Rabbi ZEMEL: Yeah, I think there should be an H at the end, because the (Hebrew spoken) in Hebrew closes the word. So I think the H tries to capture that. HanNUkah, with the kind of an extra breath or so at the end of the word. It makes no sense.

SIEGEL: It doesn't really make a lot of sense, does it?

Rabbi ZEMEL: No, it doesn't make any...

SIEGEL: No, no.

Rabbi ZEMEL: But that shows that there's...

SIEGEL: My whole lifetime, too, I've been mystified by this.

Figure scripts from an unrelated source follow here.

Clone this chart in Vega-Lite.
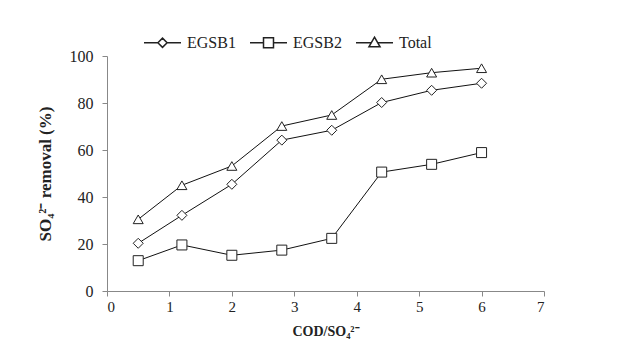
{
  "$schema": "https://vega.github.io/schema/vega-lite/v6.json",
  "width": 437,
  "height": 235,
  "autosize": "none",
  "padding": {"left": 107, "top": 56, "right": 74, "bottom": 54},
  "background": "white",
  "config": {"view": {"stroke": null}, "font": "Liberation Serif"},
  "data": {
    "values": [
      {"ratio": 0.5, "removal": 20.3, "series": "EGSB1"},
      {"ratio": 1.2, "removal": 32.2, "series": "EGSB1"},
      {"ratio": 2.0, "removal": 45.4, "series": "EGSB1"},
      {"ratio": 2.8, "removal": 64.2, "series": "EGSB1"},
      {"ratio": 3.6, "removal": 68.4, "series": "EGSB1"},
      {"ratio": 4.4, "removal": 80.2, "series": "EGSB1"},
      {"ratio": 5.2, "removal": 85.4, "series": "EGSB1"},
      {"ratio": 6.0, "removal": 88.4, "series": "EGSB1"},
      {"ratio": 0.5, "removal": 12.9, "series": "EGSB2"},
      {"ratio": 1.2, "removal": 19.6, "series": "EGSB2"},
      {"ratio": 2.0, "removal": 15.2, "series": "EGSB2"},
      {"ratio": 2.8, "removal": 17.4, "series": "EGSB2"},
      {"ratio": 3.6, "removal": 22.4, "series": "EGSB2"},
      {"ratio": 4.4, "removal": 50.6, "series": "EGSB2"},
      {"ratio": 5.2, "removal": 53.9, "series": "EGSB2"},
      {"ratio": 6.0, "removal": 58.9, "series": "EGSB2"},
      {"ratio": 0.5, "removal": 30.5, "series": "Total"},
      {"ratio": 1.2, "removal": 45.0, "series": "Total"},
      {"ratio": 2.0, "removal": 53.2, "series": "Total"},
      {"ratio": 2.8, "removal": 70.2, "series": "Total"},
      {"ratio": 3.6, "removal": 74.9, "series": "Total"},
      {"ratio": 4.4, "removal": 90.1, "series": "Total"},
      {"ratio": 5.2, "removal": 92.9, "series": "Total"},
      {"ratio": 6.0, "removal": 94.8, "series": "Total"}
    ]
  },
  "encoding": {
    "x": {
      "field": "ratio",
      "type": "quantitative",
      "scale": {"domain": [0, 7], "nice": false},
      "axis": {
        "values": [0, 1, 2, 3, 4, 5, 6, 7],
        "grid": false,
        "domainColor": "#888",
        "tickColor": "#888",
        "tickSize": 5,
        "labelFont": "Liberation Serif",
        "labelFontSize": 15,
        "labelColor": "#222",
        "labelPadding": 3,
        "title": "COD/SO₄²⁻",
        "titleFont": "Liberation Serif",
        "titleFontSize": 14,
        "titleFontWeight": "bold",
        "titleColor": "#222",
        "titleBaseline": "alphabetic",
        "titleY": 44
      }
    },
    "y": {
      "field": "removal",
      "type": "quantitative",
      "scale": {"domain": [0, 100], "nice": false},
      "axis": {
        "values": [0, 20, 40, 60, 80, 100],
        "grid": false,
        "domainColor": "#888",
        "tickColor": "#888",
        "tickSize": 5,
        "labelFont": "Liberation Serif",
        "labelFontSize": 16,
        "labelColor": "#222",
        "labelPadding": 9,
        "title": "SO₄²⁻ removal (%)",
        "titleFont": "Liberation Serif",
        "titleFontSize": 17,
        "titleFontWeight": "bold",
        "titleColor": "#222",
        "titleBaseline": "alphabetic",
        "titleX": -57
      }
    }
  },
  "resolve": {"scale": {"shape": "independent"}, "legend": {"shape": "independent"}},
  "layer": [
    {
      "mark": {"type": "line", "color": "#111", "strokeWidth": 1},
      "encoding": {"detail": {"field": "series"}}
    },
    {
      "mark": {"type": "point", "filled": true, "fill": "white", "stroke": "#222", "strokeWidth": 1, "opacity": 1, "size": 100},
      "encoding": {
        "shape": {
          "field": "series",
          "type": "nominal",
          "scale": {"domain": ["EGSB1", "EGSB2", "Total"], "range": ["diamond", "square", "triangle-up"]},
          "legend": null
        }
      }
    },
    {
      "mark": {"type": "point", "filled": true, "fill": "white", "stroke": "#222", "strokeWidth": 1, "opacity": 1, "size": 0},
      "encoding": {
        "shape": {
          "field": "series",
          "type": "nominal",
          "scale": {
            "domain": ["EGSB1", "EGSB2", "Total"],
            "range": [
              "M-1,0L-0.25,0M0.25,0L1,0M-0.25,0L0,-0.25L0.25,0L0,0.25Z",
              "M-1,0L-0.27,0M0.27,0L1,0M-0.27,-0.27L0.27,-0.27L0.27,0.27L-0.27,0.27Z",
              "M-1,0L-0.17,0M0.17,0L1,0M0,-0.3L0.3,0.22L-0.3,0.22Z"
            ]
          },
          "legend": {
            "orient": "none",
            "legendX": 36,
            "legendY": -33,
            "direction": "horizontal",
            "title": null,
            "padding": 0,
            "symbolSize": 1369,
            "labelFont": "Liberation Serif",
            "labelFontSize": 16,
            "labelColor": "#222",
            "labelOffset": 5,
            "columnPadding": 11,
            "encode": {
              "symbols": {
                "fill": {"value": "white"},
                "stroke": {"value": "#222"},
                "strokeWidth": {"value": 1},
                "opacity": {"value": 1},
                "size": {"value": 1369}
              }
            }
          }
        }
      }
    }
  ]
}
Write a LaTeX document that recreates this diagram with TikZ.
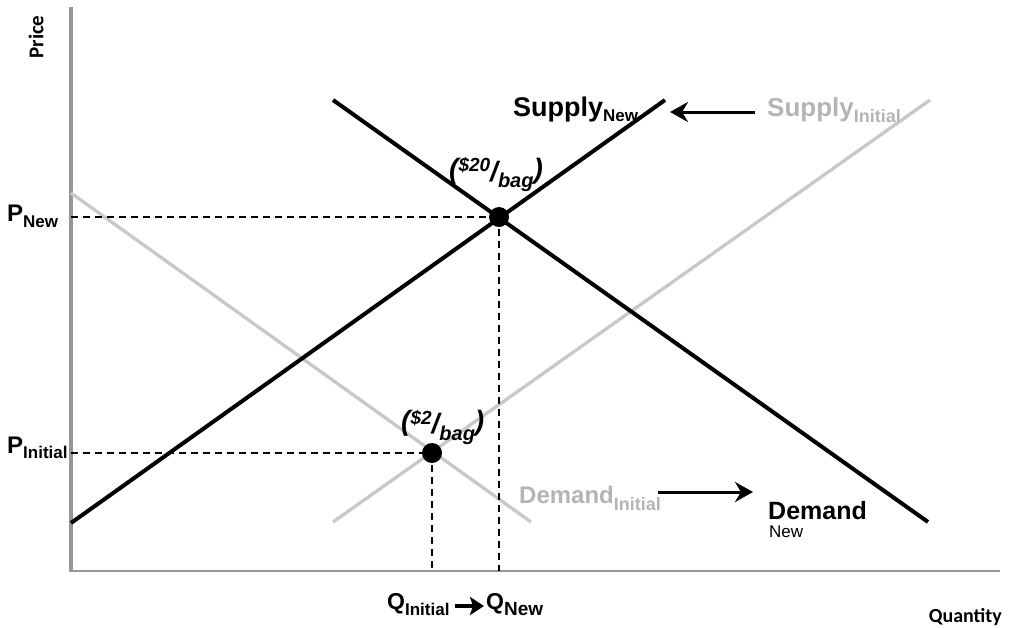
\documentclass[tikz,border=0pt]{standalone}
\usepackage{fontspec}
\setmainfont{Liberation Sans}
\newfontfamily\carl{Carlito}
\usetikzlibrary{arrows.meta}
\definecolor{axisgray}{RGB}{150,150,150}
\definecolor{linegray}{RGB}{200,200,200}
\definecolor{textgray}{RGB}{180,180,180}
\newcommand\fs[1]{\fontsize{#1}{#1}\selectfont}
\begin{document}
\begin{tikzpicture}[x=1pt,y=-1pt,
  axisline/.style={draw=axisgray},
  blackcurve/.style={draw=black,line width=4pt},
  graycurve/.style={draw=linegray,line width=3.3pt},
  guide/.style={draw=black,line width=1.9pt,dash pattern=on 7pt off 5pt},
  eqdot/.style={circle,fill=black,inner sep=0pt,minimum size=20pt},
  lbl/.style={inner sep=0pt,font=\bfseries},
  shiftarrow/.style={draw=black,line width=3pt,-{Stealth[length=18pt,width=20pt,inset=6pt]}},
  axlabel/.style={inner sep=0pt,font=\carl\bfseries\fs{20}}
]
\useasboundingbox (0,0) rectangle (1011,627);
% axes
\coordinate (o) at (71,571);
\coordinate (ytop) at (71,7);
\coordinate (xend) at (1000,571);
\draw[axisline,line width=3.6pt] (ytop) -- (o);
\draw[axisline,line width=2pt] ([xshift=-1.8pt]o) -- (xend);
% curve end points
\coordinate (si1) at (333,522); \coordinate (si2) at (930,100);
\coordinate (di1) at (71,193);  \coordinate (di2) at (531,522);
\coordinate (sn1) at (71,523);  \coordinate (sn2) at (665,100);
\coordinate (dn1) at (333,100); \coordinate (dn2) at (928,522);
% gray initial curves
\draw[graycurve] (si1) -- (si2);
\draw[graycurve] (di1) -- (di2);
% black new curves
\draw[blackcurve] (sn1) -- (sn2);
\draw[blackcurve] (dn1) -- (dn2);
% equilibria
\node[eqdot] (eN) at (499,217) {};
\node[eqdot] (eI) at (432,453) {};
\coordinate (pN) at (71,217);
\coordinate (pI) at (71,453);
\coordinate (qN) at (499,571);
\coordinate (qI) at (432,571);
\draw[guide] (pN) -- (eN.center);
\draw[guide] (pI) -- (eI.center);
\draw[guide] (eN.center) -- (qN);
\draw[guide] (eI.center) -- (qI);
% axis labels
\node[axlabel,rotate=90,font=\carl\bfseries\fs{21}] (price) at (36,37) {Price};
\node[axlabel,anchor=base east] (qty) at (1002,622) {Quantity};
% price labels
\node[lbl,anchor=base west] (lpN) at (7,221) {\fs{24}P\raisebox{-6pt}{\fs{17}New}};
\node[lbl,anchor=base west] (lpI) at (7,453) {\fs{24}P\raisebox{-5pt}{\fs{17}Initial}};
% quantity labels
\node[lbl,anchor=base west] (lqI) at (387,609) {\fs{23}Q\raisebox{-6pt}{\fs{17}Initial}};
\node[lbl,anchor=base west] (lqN) at (486,609) {\fs{23}Q\raisebox{-6pt}{\fs{19}New}};
\coordinate (qaS) at (455,606);
\coordinate (qaE) at (484,606);
\draw[draw=black,line width=4pt,-{Stealth[length=14pt,width=18pt,inset=3pt]}] (qaS) -- (qaE);
% supply labels
\node[lbl,anchor=base west] (lsN) at (513,116) {\fs{27}Supply\raisebox{-5pt}{\fs{17}New}};
\node[lbl,anchor=base west,text=textgray] (lsI) at (767,116) {\fs{26}Supply\raisebox{-6pt}{\fs{18}Initial}};
\coordinate (asS) at (755,112);
\coordinate (asE) at (670,112);
\draw[shiftarrow] (asS) -- (asE);
% demand labels
\node[lbl,anchor=base west,text=textgray] (ldI) at (519,503) {\fs{24}Demand\raisebox{-7pt}{\fs{18}Initial}};
\node[lbl,anchor=base west] (ldN) at (768,519) {\fs{25}Demand};
\node[inner sep=0pt,anchor=base west] (ldNs) at (769,537) {\fs{17}New};
\coordinate (adS) at (658,492);
\coordinate (adE) at (753,492);
\draw[shiftarrow] (adS) -- (adE);
% price-per-bag labels
\node[lbl,anchor=base west,font=\bfseries\itshape] (bagN) at (449,178)
  {\fs{28}(\raisebox{7pt}{\fs{19}\$20}\raisebox{-3pt}{/}\raisebox{-9pt}{\fs{20}bag})};
\node[lbl,anchor=base west,font=\bfseries\itshape] (bagI) at (401,430)
  {\fs{28}(\raisebox{6pt}{\fs{19}\$2}\raisebox{-3pt}{/}\raisebox{-10pt}{\fs{20}bag})};
\end{tikzpicture}
\end{document}
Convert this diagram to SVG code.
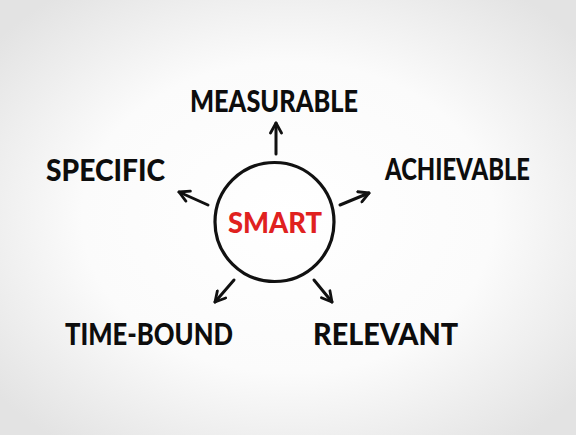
<svg xmlns="http://www.w3.org/2000/svg" width="576" height="435" viewBox="0 0 576 435">
  <defs>
    <radialGradient id="bg" cx="50%" cy="50%" r="65%">
      <stop offset="0" stop-color="#ffffff"/>
      <stop offset="0.55" stop-color="#fbfbfb"/>
      <stop offset="1" stop-color="#e3e3e3"/>
    </radialGradient>
    <marker id="head" viewBox="0 0 14 14" refX="12" refY="7" markerWidth="14" markerHeight="14" markerUnits="userSpaceOnUse" orient="auto">
      <polyline points="2,1.5 12,7 2,12.5" fill="none" stroke="#111" stroke-width="2.8" stroke-linecap="round" stroke-linejoin="round"/>
    </marker>
  </defs>
  <style>
    .lbl { font-family: Lato, "Liberation Sans", sans-serif; font-weight: 900; font-size: 30px; fill: #0d0d0d; text-transform: uppercase; }
    .arrow { stroke: #111; stroke-width: 3; fill: none; stroke-linecap: round; marker-end: url(#head); }
  </style>
  <rect width="576" height="435" fill="url(#bg)"/>

  <g id="center">
    <circle cx="274.5" cy="222" r="59.5" fill="none" stroke="#111" stroke-width="3.2"/>
    <text x="228" y="233" textLength="94" lengthAdjust="spacingAndGlyphs" style="font-family: Lato, 'Liberation Sans', sans-serif; font-weight: 900; font-size: 29px; fill: #e0211f;">SMART</text>
  </g>

  <g id="connectors">
    <line class="arrow" x1="276" y1="154" x2="276" y2="123"/>
    <line class="arrow" x1="208" y1="205" x2="179" y2="192"/>
    <line class="arrow" x1="340" y1="205" x2="369" y2="193"/>
    <line class="arrow" x1="234" y1="280" x2="215" y2="302"/>
    <line class="arrow" x1="314" y1="280" x2="332" y2="302"/>
  </g>

  <g id="measurable"><text class="lbl" x="190" y="112" textLength="168" lengthAdjust="spacingAndGlyphs">measurable</text></g>
  <g id="specific"><text class="lbl" x="46" y="181" textLength="119" lengthAdjust="spacingAndGlyphs">specific</text></g>
  <g id="achievable"><text class="lbl" x="385" y="180" textLength="145" lengthAdjust="spacingAndGlyphs">achievable</text></g>
  <g id="time-bound"><text class="lbl" x="65" y="345" textLength="168" lengthAdjust="spacingAndGlyphs">Time-Bound</text></g>
  <g id="relevant"><text class="lbl" x="313" y="345" textLength="145" lengthAdjust="spacingAndGlyphs">Relevant</text></g>
</svg>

Rabbi ZEMEL: Because there's no uniformity in transliteration. I mentioned to your producer that we had a little steering committee in our synagogue this week decide how we would spell it in all of our publications, fliers, religious school materials, newsletter. So I think for the first time in many years, we have--it's a congregation--one uniform spelling this year in everything we're putting out.

SIEGEL: So--but that was an effort.

Rabbi ZEMEL: Right, it was an effort to achieve that.

SIEGEL: It was an effort to achieve that.

Rabbi ZEMEL: Right, yeah, yeah, yeah.

SIEGEL: And what is the spelling the Temple Micah at Washington, DC, is going with?

Rabbi ZEMEL: C-H-A-N-U-K-K-A-H, I believe.

SIEGEL: C-H-A-N...

Rabbi ZEMEL: ...U-K-K-A-H.

SIEGEL: And that, in fact, was--by my finding, that was the fourth most common spelling on Google that we found. The one, indeed, used by Judaism 101.

Rabbi ZEMEL: Perfect. Well, we're at least a Judaism 101 congregation.

SIEGEL: OK. Rabbi Daniel Zemel of Temple Micah in Washington, DC. Thanks a lot for talking with us today.

Rabbi ZEMEL: Oh, thank you so much.

SIEGEL: And (Hebrew spoken)

Rabbi ZEMEL: I was going to say and Happy Hannukah to you.

(Soundbite from "Hannukah Rocks")

SIEGEL: And once again, the song is from the album "Hannukah Rocks" by the Leevees. The band, by the way, is spelled L-E-E-V-E-E-S.

(Soundbite from "Hanukkah Rocks")

Unidentified Man: (Singing) We don't mean to dwell. But how do you spell. Tried spell check and Webster's. Is there an answer to my question? Will someone please tell me how do you spell. Ask teachers, ask family. But nobody ever knows the answer. Someone, anyone, somebody, how do you spell Hannukah?

SIEGEL: This is NPR, National Public Radio.